The decision announced Monday could lead to higher shipping prices and greatly scale back a possible venture between UPS and DHL, the fourth-largest shipper of packages in the U.S.
Deutsche Post AG, the German parent of DHL, said it will no longer offer U.S. domestic-only air and ground services as of Jan. 30, though it said international shipping to and from the U.S. would continue.
DHL tried to be a major player in the U.S. since it bought Airborne's ground delivery network for $1.05 billion in 2003, but it has lagged in the air and ground markets combined, analysts said.
Now, as other shippers pick up some of DHL's business in the U.S., it could cost customers more but boost the bottom lines of the shippers.
"The real upside might be two, three or four years down the road, when the economy is feeling better and FedEx and UPS are able to raise prices, because they won't have another competitor nipping at their heels," said Avondale Partners analyst Donald Broughton.
Monday's news follows Deutsche Post's announcement in May that it was working on a deal with UPS to allow the Atlanta-based company to carry some of DHL's air packages.
The DHL-UPS venture was expected to last up to 10 years and generate up to $1 billion in annual revenue for UPS, the world's largest shipping carrier.

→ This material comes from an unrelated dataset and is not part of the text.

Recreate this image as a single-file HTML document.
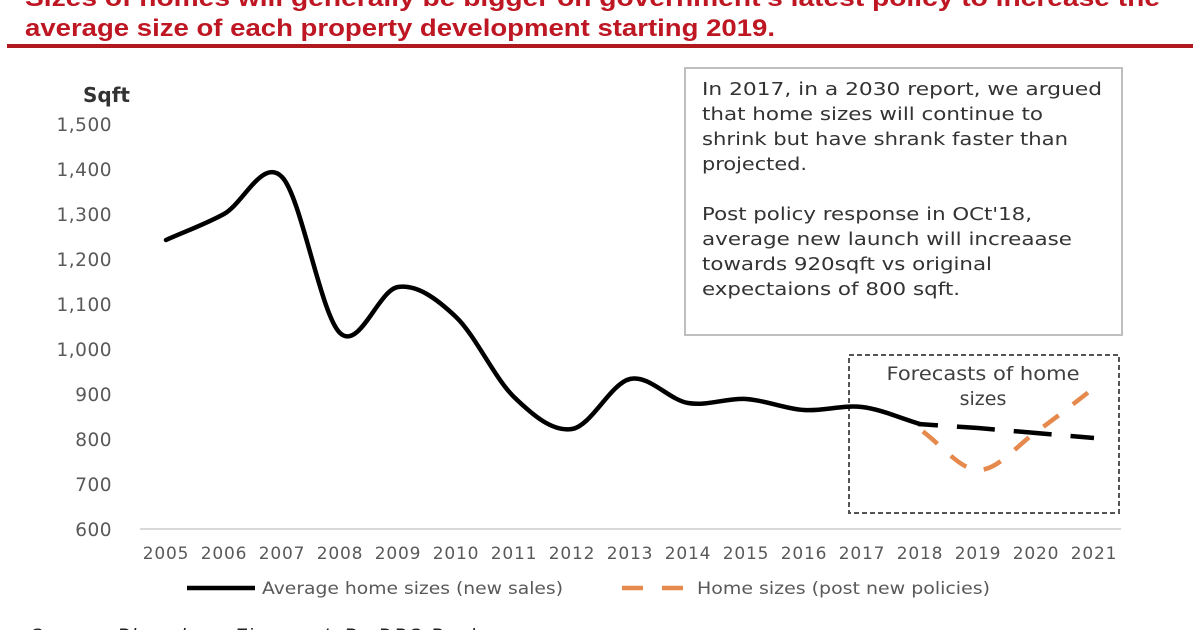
<!DOCTYPE html>
<html>
<head>
<meta charset="utf-8">
<style>
html,body{margin:0;padding:0;background:#fff;}
body{width:1200px;height:630px;overflow:hidden;}
svg{display:block;}
</style>
</head>
<body>
<svg width="1200" height="630" viewBox="0 0 1200 630" xmlns="http://www.w3.org/2000/svg">
  <!-- Title -->
  <g font-family="Liberation Sans, Arial, sans-serif" font-weight="bold" fill="#be1622">
    <text x="25" y="6" font-size="24" textLength="1135" lengthAdjust="spacingAndGlyphs">Sizes of homes will generally be bigger on government's latest policy to increase the</text>
    <text x="25" y="36" font-size="24" textLength="750" lengthAdjust="spacingAndGlyphs">average size of each property development starting 2019.</text>
  </g>
  <rect x="7" y="44" width="1186" height="4" fill="#b01a1f"/>

  <!-- Y axis title -->
  <text x="83" y="102" font-family="DejaVu Sans, Liberation Sans, sans-serif" font-weight="bold" font-size="20" fill="#333">Sqft</text>

  <!-- Y tick labels -->
  <g font-family="DejaVu Sans, Liberation Sans, sans-serif" font-size="18.5" fill="#595959" text-anchor="end" letter-spacing="0.5">
    <text x="112" y="131">1,500</text>
    <text x="112" y="176">1,400</text>
    <text x="112" y="221">1,300</text>
    <text x="112" y="266">1,200</text>
    <text x="112" y="311">1,100</text>
    <text x="112" y="356">1,000</text>
    <text x="112" y="401">900</text>
    <text x="112" y="446">800</text>
    <text x="112" y="491">700</text>
    <text x="112" y="536">600</text>
  </g>

  <!-- X axis line -->
  <line x1="140" y1="529" x2="1121" y2="529" stroke="#d9d9d9" stroke-width="2"/>

  <!-- X tick labels -->
  <g font-family="DejaVu Sans, Liberation Sans, sans-serif" font-size="17" fill="#595959" text-anchor="middle" letter-spacing="0.8">
    <text x="166" y="559">2005</text>
    <text x="224" y="559">2006</text>
    <text x="282" y="559">2007</text>
    <text x="340" y="559">2008</text>
    <text x="398" y="559">2009</text>
    <text x="456" y="559">2010</text>
    <text x="514" y="559">2011</text>
    <text x="572" y="559">2012</text>
    <text x="630" y="559">2013</text>
    <text x="688" y="559">2014</text>
    <text x="746" y="559">2015</text>
    <text x="804" y="559">2016</text>
    <text x="862" y="559">2017</text>
    <text x="920" y="559">2018</text>
    <text x="978" y="559">2019</text>
    <text x="1036" y="559">2020</text>
    <text x="1094" y="559">2021</text>
  </g>

  <!-- Annotation text box -->
  <rect x="685" y="68" width="437" height="267" fill="#fff" stroke="#bfbfbf" stroke-width="2"/>
  <g font-family="DejaVu Sans, Liberation Sans, sans-serif" font-size="18" fill="#333">
    <text x="702" y="95" textLength="400" lengthAdjust="spacingAndGlyphs">In 2017, in a 2030 report, we argued</text>
    <text x="702" y="120" textLength="341" lengthAdjust="spacingAndGlyphs">that home sizes will continue to</text>
    <text x="702" y="145" textLength="366" lengthAdjust="spacingAndGlyphs">shrink but have shrank faster than</text>
    <text x="702" y="170" textLength="105" lengthAdjust="spacingAndGlyphs">projected.</text>
    <text x="702" y="220" textLength="330" lengthAdjust="spacingAndGlyphs">Post policy response in OCt'18,</text>
    <text x="702" y="245" textLength="370" lengthAdjust="spacingAndGlyphs">average new launch will increaase</text>
    <text x="702" y="270" textLength="290" lengthAdjust="spacingAndGlyphs">towards  920sqft vs original</text>
    <text x="702" y="295" textLength="258" lengthAdjust="spacingAndGlyphs">expectaions of 800 sqft.</text>
  </g>

  <!-- Forecast dotted box -->
  <rect x="849" y="355" width="270" height="158" fill="none" stroke="#555" stroke-width="2" stroke-dasharray="5 3"/>
  <g font-family="DejaVu Sans, Liberation Sans, sans-serif" font-size="19" fill="#404040" text-anchor="middle">
    <text x="983" y="380" textLength="193" lengthAdjust="spacingAndGlyphs">Forecasts of home</text>
    <text x="983" y="405">sizes</text>
  </g>

  <!-- Black solid series -->
  <path d="M166,240 C185.33,231.33 204.67,224.5 224,214
           C243.33,203.5 262.67,157.17 282,177
           C301.33,196.83 320.67,314.67 340,333
           C359.33,351.33 378.67,289.67 398,287
           C417.33,284.33 436.67,298.67 456,317
           C475.33,335.33 494.67,378.33 514,397
           C533.33,415.67 552.67,432 572,429
           C591.33,426 610.67,383.33 630,379
           C649.33,374.67 668.67,399.67 688,403
           C707.33,406.33 726.67,397.83 746,399
           C765.33,400.17 784.67,408.67 804,410
           C823.33,411.33 842.67,404.67 862,407
           C881.33,409.33 900.67,418.33 920,424"
        fill="none" stroke="#000" stroke-width="4.5" stroke-linejoin="round" stroke-linecap="round"/>

  <!-- Black dashed forecast -->
  <path d="M918,424 L978,428 L1036,433 L1094,438" fill="none" stroke="#000" stroke-width="4.5" stroke-dasharray="38 19" stroke-dashoffset="18"/>

  <!-- Orange dashed forecast -->
  <path d="M918,428 C939.33,442 958.67,469.33 978,470
           C997.33,470.67 1016.67,445.67 1036,432
           C1055.33,418.33 1074.67,402.67 1094,388"
        fill="none" stroke="#e5894c" stroke-width="4.5" stroke-dasharray="19 18" stroke-dashoffset="-6"/>

  <!-- Legend -->
  <line x1="187" y1="588" x2="255" y2="588" stroke="#000" stroke-width="4.5"/>
  <text x="262" y="594" font-family="DejaVu Sans, Liberation Sans, sans-serif" font-size="17" fill="#595959" textLength="301" lengthAdjust="spacingAndGlyphs">Average home sizes (new sales)</text>
  <line x1="622" y1="588" x2="643" y2="588" stroke="#e5894c" stroke-width="4.5"/>
  <line x1="662" y1="588" x2="683" y2="588" stroke="#e5894c" stroke-width="4.5"/>
  <text x="697" y="594" font-family="DejaVu Sans, Liberation Sans, sans-serif" font-size="17" fill="#595959" textLength="293" lengthAdjust="spacingAndGlyphs">Home sizes (post new policies)</text>

  <!-- Source (cut off) -->
  <text x="30" y="642" font-family="Liberation Sans, Arial, sans-serif" font-style="italic" font-size="19" fill="#222" textLength="450" lengthAdjust="spacing">Source: Bloomberg Finance L.P., DBS Bank</text>
</svg>
</body>
</html>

UPS said the contract with DHL, which it has been working to complete, would mostly involve the transport of DHL packages between airports in North America — not the pickup or delivery of DHL packages to customers.
UPS spokesman Norman Black said his company would continue to work on an air-haul vendor contract with DHL. But, he added, "Today's announcement by DHL certainly could affect the size and scope of that contract. We'll go back into talks and see what develops."
Black cited the part of the Deutsche Post announcement that said DHL plans to stop offering air service between U.S. cities.
"The only thing that's left is moving international packages once they get to the U.S. border," Black said. "That's a dramatically lower amount of volume than what they were originally talking to us about."
Currently, DHL's total air volume for shipments from points between U.S. and international destinations and between points within the U.S. is about 1.2 million shipments a day.
That figure will drop to about 100,000 shipments a day after the changes go through, Deutsche Post said. The air volume figures do not include packages that do not start or end in the U.S.
Customers have already shifted some of their business to UPS and Memphis, Tenn.-based FedEx.